Images are not part of the copy; write out the rest of the data exactly as given.

Dataset extract:
◇ ◇ ◇
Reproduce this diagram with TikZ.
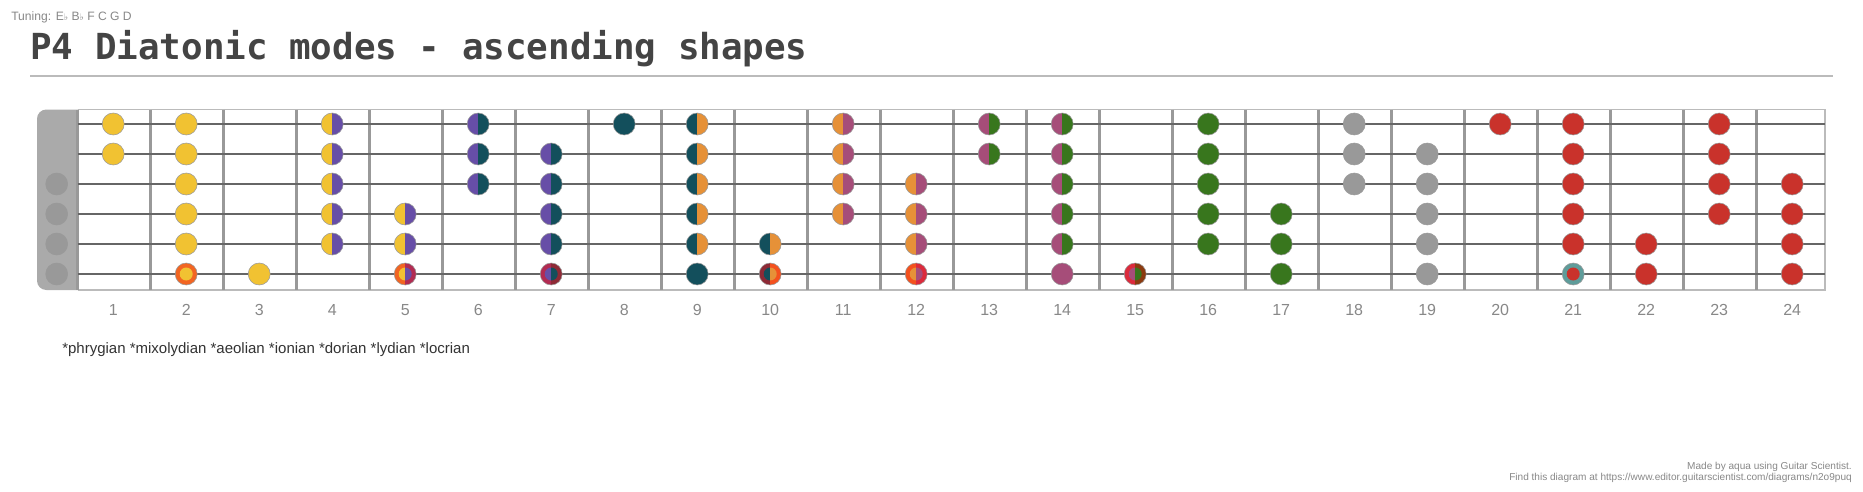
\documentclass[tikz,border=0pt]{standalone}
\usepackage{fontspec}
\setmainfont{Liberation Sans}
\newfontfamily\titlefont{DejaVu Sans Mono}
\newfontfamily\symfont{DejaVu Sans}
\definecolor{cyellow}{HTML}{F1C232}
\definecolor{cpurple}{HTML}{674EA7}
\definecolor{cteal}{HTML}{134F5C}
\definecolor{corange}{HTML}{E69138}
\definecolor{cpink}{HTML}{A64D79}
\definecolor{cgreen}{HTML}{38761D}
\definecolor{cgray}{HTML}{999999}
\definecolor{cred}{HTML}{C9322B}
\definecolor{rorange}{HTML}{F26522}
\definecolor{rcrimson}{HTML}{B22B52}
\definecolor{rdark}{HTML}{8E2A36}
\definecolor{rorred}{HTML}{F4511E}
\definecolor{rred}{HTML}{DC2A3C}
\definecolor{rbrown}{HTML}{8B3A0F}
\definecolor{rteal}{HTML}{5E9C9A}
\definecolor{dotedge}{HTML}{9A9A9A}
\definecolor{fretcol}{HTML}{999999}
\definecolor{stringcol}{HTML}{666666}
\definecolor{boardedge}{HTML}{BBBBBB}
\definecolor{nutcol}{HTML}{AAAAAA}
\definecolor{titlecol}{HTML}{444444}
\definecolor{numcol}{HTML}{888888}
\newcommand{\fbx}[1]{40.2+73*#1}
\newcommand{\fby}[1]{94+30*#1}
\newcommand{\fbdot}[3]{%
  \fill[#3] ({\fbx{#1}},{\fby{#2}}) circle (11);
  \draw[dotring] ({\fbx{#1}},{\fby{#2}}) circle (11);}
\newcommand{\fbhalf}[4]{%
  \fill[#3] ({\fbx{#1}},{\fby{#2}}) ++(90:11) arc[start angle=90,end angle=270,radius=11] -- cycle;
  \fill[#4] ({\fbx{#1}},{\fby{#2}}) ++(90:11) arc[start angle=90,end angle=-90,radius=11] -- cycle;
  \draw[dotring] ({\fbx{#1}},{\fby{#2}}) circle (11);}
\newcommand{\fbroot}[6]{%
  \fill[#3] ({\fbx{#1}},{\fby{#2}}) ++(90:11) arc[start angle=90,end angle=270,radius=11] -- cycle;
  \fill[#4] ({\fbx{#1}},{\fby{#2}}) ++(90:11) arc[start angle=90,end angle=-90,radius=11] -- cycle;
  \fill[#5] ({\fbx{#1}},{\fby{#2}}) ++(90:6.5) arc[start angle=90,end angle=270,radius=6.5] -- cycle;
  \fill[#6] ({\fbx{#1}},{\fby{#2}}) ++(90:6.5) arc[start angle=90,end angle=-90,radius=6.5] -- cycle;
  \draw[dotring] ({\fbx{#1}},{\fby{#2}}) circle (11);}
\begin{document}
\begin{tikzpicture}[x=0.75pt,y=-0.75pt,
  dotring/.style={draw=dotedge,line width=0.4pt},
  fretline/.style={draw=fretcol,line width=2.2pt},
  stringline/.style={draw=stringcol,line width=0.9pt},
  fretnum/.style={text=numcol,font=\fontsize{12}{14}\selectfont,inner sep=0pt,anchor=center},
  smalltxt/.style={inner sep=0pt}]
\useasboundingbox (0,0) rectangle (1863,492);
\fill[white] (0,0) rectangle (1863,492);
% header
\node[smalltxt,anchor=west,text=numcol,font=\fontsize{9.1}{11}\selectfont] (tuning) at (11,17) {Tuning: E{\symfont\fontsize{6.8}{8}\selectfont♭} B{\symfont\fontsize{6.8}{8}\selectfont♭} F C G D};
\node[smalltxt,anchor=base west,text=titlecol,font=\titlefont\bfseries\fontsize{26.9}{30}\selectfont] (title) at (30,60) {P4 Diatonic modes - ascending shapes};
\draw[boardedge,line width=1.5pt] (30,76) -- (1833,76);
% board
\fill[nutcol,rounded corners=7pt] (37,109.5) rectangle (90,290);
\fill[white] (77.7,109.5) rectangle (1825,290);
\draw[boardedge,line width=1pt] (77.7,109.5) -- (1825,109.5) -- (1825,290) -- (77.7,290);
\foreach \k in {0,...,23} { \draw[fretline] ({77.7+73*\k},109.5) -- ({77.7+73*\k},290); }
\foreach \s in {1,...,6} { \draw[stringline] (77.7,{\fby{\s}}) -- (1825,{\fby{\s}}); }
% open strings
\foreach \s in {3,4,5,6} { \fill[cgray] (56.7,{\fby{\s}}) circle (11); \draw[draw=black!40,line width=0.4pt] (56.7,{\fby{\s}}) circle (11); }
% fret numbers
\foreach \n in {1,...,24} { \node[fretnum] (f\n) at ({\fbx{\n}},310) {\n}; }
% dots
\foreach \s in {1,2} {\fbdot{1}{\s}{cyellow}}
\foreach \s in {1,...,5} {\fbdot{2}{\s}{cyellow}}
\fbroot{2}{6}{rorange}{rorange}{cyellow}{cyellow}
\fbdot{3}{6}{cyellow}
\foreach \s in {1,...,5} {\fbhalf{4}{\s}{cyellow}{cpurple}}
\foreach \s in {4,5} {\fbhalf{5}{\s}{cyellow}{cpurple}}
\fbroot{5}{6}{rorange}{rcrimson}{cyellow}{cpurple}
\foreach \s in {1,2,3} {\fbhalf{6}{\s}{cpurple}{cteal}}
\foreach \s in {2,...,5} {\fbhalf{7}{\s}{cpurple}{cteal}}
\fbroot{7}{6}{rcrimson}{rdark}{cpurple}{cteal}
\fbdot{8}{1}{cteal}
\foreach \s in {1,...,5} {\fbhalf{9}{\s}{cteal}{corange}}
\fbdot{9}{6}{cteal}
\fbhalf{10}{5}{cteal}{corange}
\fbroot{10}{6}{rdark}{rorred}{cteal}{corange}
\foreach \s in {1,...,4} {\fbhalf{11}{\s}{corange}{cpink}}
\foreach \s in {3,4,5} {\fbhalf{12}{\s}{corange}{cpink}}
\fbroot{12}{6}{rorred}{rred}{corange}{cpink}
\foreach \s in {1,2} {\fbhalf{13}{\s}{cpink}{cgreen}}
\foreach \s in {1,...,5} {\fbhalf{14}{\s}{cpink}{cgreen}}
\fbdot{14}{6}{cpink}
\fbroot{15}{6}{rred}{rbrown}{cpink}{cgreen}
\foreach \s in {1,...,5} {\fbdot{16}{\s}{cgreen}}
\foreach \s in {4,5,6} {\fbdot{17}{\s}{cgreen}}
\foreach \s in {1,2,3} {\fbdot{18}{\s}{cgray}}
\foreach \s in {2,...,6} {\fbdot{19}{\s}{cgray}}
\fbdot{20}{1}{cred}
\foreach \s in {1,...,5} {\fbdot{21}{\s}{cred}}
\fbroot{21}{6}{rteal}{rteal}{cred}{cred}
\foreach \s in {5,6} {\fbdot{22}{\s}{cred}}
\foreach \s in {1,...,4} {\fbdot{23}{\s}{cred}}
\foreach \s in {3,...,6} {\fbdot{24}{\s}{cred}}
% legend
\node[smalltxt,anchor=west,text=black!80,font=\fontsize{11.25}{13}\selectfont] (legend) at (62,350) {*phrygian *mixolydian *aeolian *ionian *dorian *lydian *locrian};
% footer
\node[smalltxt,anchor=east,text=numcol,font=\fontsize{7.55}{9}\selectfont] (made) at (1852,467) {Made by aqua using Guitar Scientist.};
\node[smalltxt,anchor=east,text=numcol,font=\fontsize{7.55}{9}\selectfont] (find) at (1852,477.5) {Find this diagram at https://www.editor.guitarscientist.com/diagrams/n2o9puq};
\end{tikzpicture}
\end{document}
◇ ◇ ◇
Result:
Reproduce this diagram with TikZ.
\documentclass[tikz,border=0pt]{standalone}
\usepackage{fontspec}
\setmainfont{Liberation Sans}
\newfontfamily\titlefont{DejaVu Sans Mono}
\newfontfamily\symfont{DejaVu Sans}
\definecolor{cyellow}{HTML}{F1C232}
\definecolor{cpurple}{HTML}{674EA7}
\definecolor{cteal}{HTML}{134F5C}
\definecolor{corange}{HTML}{E69138}
\definecolor{cpink}{HTML}{A64D79}
\definecolor{cgreen}{HTML}{38761D}
\definecolor{cgray}{HTML}{999999}
\definecolor{cred}{HTML}{C9322B}
\definecolor{rorange}{HTML}{F26522}
\definecolor{rcrimson}{HTML}{B22B52}
\definecolor{rdark}{HTML}{8E2A36}
\definecolor{rorred}{HTML}{F4511E}
\definecolor{rred}{HTML}{DC2A3C}
\definecolor{rbrown}{HTML}{8B3A0F}
\definecolor{rteal}{HTML}{5E9C9A}
\definecolor{dotedge}{HTML}{9A9A9A}
\definecolor{fretcol}{HTML}{999999}
\definecolor{stringcol}{HTML}{666666}
\definecolor{boardedge}{HTML}{BBBBBB}
\definecolor{nutcol}{HTML}{AAAAAA}
\definecolor{titlecol}{HTML}{444444}
\definecolor{numcol}{HTML}{888888}
\newcommand{\fbx}[1]{40.2+73*#1}
\newcommand{\fby}[1]{94+30*#1}
\newcommand{\fbdot}[3]{%
  \fill[#3] ({\fbx{#1}},{\fby{#2}}) circle (11);
  \draw[dotring] ({\fbx{#1}},{\fby{#2}}) circle (11);}
\newcommand{\fbhalf}[4]{%
  \fill[#3] ({\fbx{#1}},{\fby{#2}}) ++(90:11) arc[start angle=90,end angle=270,radius=11] -- cycle;
  \fill[#4] ({\fbx{#1}},{\fby{#2}}) ++(90:11) arc[start angle=90,end angle=-90,radius=11] -- cycle;
  \draw[dotring] ({\fbx{#1}},{\fby{#2}}) circle (11);}
\newcommand{\fbroot}[6]{%
  \fill[#3] ({\fbx{#1}},{\fby{#2}}) ++(90:11) arc[start angle=90,end angle=270,radius=11] -- cycle;
  \fill[#4] ({\fbx{#1}},{\fby{#2}}) ++(90:11) arc[start angle=90,end angle=-90,radius=11] -- cycle;
  \fill[#5] ({\fbx{#1}},{\fby{#2}}) ++(90:6.5) arc[start angle=90,end angle=270,radius=6.5] -- cycle;
  \fill[#6] ({\fbx{#1}},{\fby{#2}}) ++(90:6.5) arc[start angle=90,end angle=-90,radius=6.5] -- cycle;
  \draw[dotring] ({\fbx{#1}},{\fby{#2}}) circle (11);}
\begin{document}
\begin{tikzpicture}[x=0.75pt,y=-0.75pt,
  dotring/.style={draw=dotedge,line width=0.4pt},
  fretline/.style={draw=fretcol,line width=2.2pt},
  stringline/.style={draw=stringcol,line width=0.9pt},
  fretnum/.style={text=numcol,font=\fontsize{12}{14}\selectfont,inner sep=0pt,anchor=center},
  smalltxt/.style={inner sep=0pt}]
\useasboundingbox (0,0) rectangle (1863,492);
\fill[white] (0,0) rectangle (1863,492);
% header
\node[smalltxt,anchor=west,text=numcol,font=\fontsize{9.1}{11}\selectfont] (tuning) at (11,17) {Tuning: E{\symfont\fontsize{6.8}{8}\selectfont♭} B{\symfont\fontsize{6.8}{8}\selectfont♭} F C G D};
\node[smalltxt,anchor=base west,text=titlecol,font=\titlefont\bfseries\fontsize{26.9}{30}\selectfont] (title) at (30,60) {P4 Diatonic modes - ascending shapes};
\draw[boardedge,line width=1.5pt] (30,76) -- (1833,76);
% board
\fill[nutcol,rounded corners=7pt] (37,109.5) rectangle (90,290);
\fill[white] (77.7,109.5) rectangle (1825,290);
\draw[boardedge,line width=1pt] (77.7,109.5) -- (1825,109.5) -- (1825,290) -- (77.7,290);
\foreach \k in {0,...,23} { \draw[fretline] ({77.7+73*\k},109.5) -- ({77.7+73*\k},290); }
\foreach \s in {1,...,6} { \draw[stringline] (77.7,{\fby{\s}}) -- (1825,{\fby{\s}}); }
% open strings
\foreach \s in {3,4,5,6} { \fill[cgray] (56.7,{\fby{\s}}) circle (11); \draw[draw=black!40,line width=0.4pt] (56.7,{\fby{\s}}) circle (11); }
% fret numbers
\foreach \n in {1,...,24} { \node[fretnum] (f\n) at ({\fbx{\n}},310) {\n}; }
% dots
\foreach \s in {1,2} {\fbdot{1}{\s}{cyellow}}
\foreach \s in {1,...,5} {\fbdot{2}{\s}{cyellow}}
\fbroot{2}{6}{rorange}{rorange}{cyellow}{cyellow}
\fbdot{3}{6}{cyellow}
\foreach \s in {1,...,5} {\fbhalf{4}{\s}{cyellow}{cpurple}}
\foreach \s in {4,5} {\fbhalf{5}{\s}{cyellow}{cpurple}}
\fbroot{5}{6}{rorange}{rcrimson}{cyellow}{cpurple}
\foreach \s in {1,2,3} {\fbhalf{6}{\s}{cpurple}{cteal}}
\foreach \s in {2,...,5} {\fbhalf{7}{\s}{cpurple}{cteal}}
\fbroot{7}{6}{rcrimson}{rdark}{cpurple}{cteal}
\fbdot{8}{1}{cteal}
\foreach \s in {1,...,5} {\fbhalf{9}{\s}{cteal}{corange}}
\fbdot{9}{6}{cteal}
\fbhalf{10}{5}{cteal}{corange}
\fbroot{10}{6}{rdark}{rorred}{cteal}{corange}
\foreach \s in {1,...,4} {\fbhalf{11}{\s}{corange}{cpink}}
\foreach \s in {3,4,5} {\fbhalf{12}{\s}{corange}{cpink}}
\fbroot{12}{6}{rorred}{rred}{corange}{cpink}
\foreach \s in {1,2} {\fbhalf{13}{\s}{cpink}{cgreen}}
\foreach \s in {1,...,5} {\fbhalf{14}{\s}{cpink}{cgreen}}
\fbdot{14}{6}{cpink}
\fbroot{15}{6}{rred}{rbrown}{cpink}{cgreen}
\foreach \s in {1,...,5} {\fbdot{16}{\s}{cgreen}}
\foreach \s in {4,5,6} {\fbdot{17}{\s}{cgreen}}
\foreach \s in {1,2,3} {\fbdot{18}{\s}{cgray}}
\foreach \s in {2,...,6} {\fbdot{19}{\s}{cgray}}
\fbdot{20}{1}{cred}
\foreach \s in {1,...,5} {\fbdot{21}{\s}{cred}}
\fbroot{21}{6}{rteal}{rteal}{cred}{cred}
\foreach \s in {5,6} {\fbdot{22}{\s}{cred}}
\foreach \s in {1,...,4} {\fbdot{23}{\s}{cred}}
\foreach \s in {3,...,6} {\fbdot{24}{\s}{cred}}
% legend
\node[smalltxt,anchor=west,text=black!80,font=\fontsize{11.25}{13}\selectfont] (legend) at (62,350) {*phrygian *mixolydian *aeolian *ionian *dorian *lydian *locrian};
% footer
\node[smalltxt,anchor=east,text=numcol,font=\fontsize{7.55}{9}\selectfont] (made) at (1852,467) {Made by aqua using Guitar Scientist.};
\node[smalltxt,anchor=east,text=numcol,font=\fontsize{7.55}{9}\selectfont] (find) at (1852,477.5) {Find this diagram at https://www.editor.guitarscientist.com/diagrams/n2o9puq};
\end{tikzpicture}
\end{document}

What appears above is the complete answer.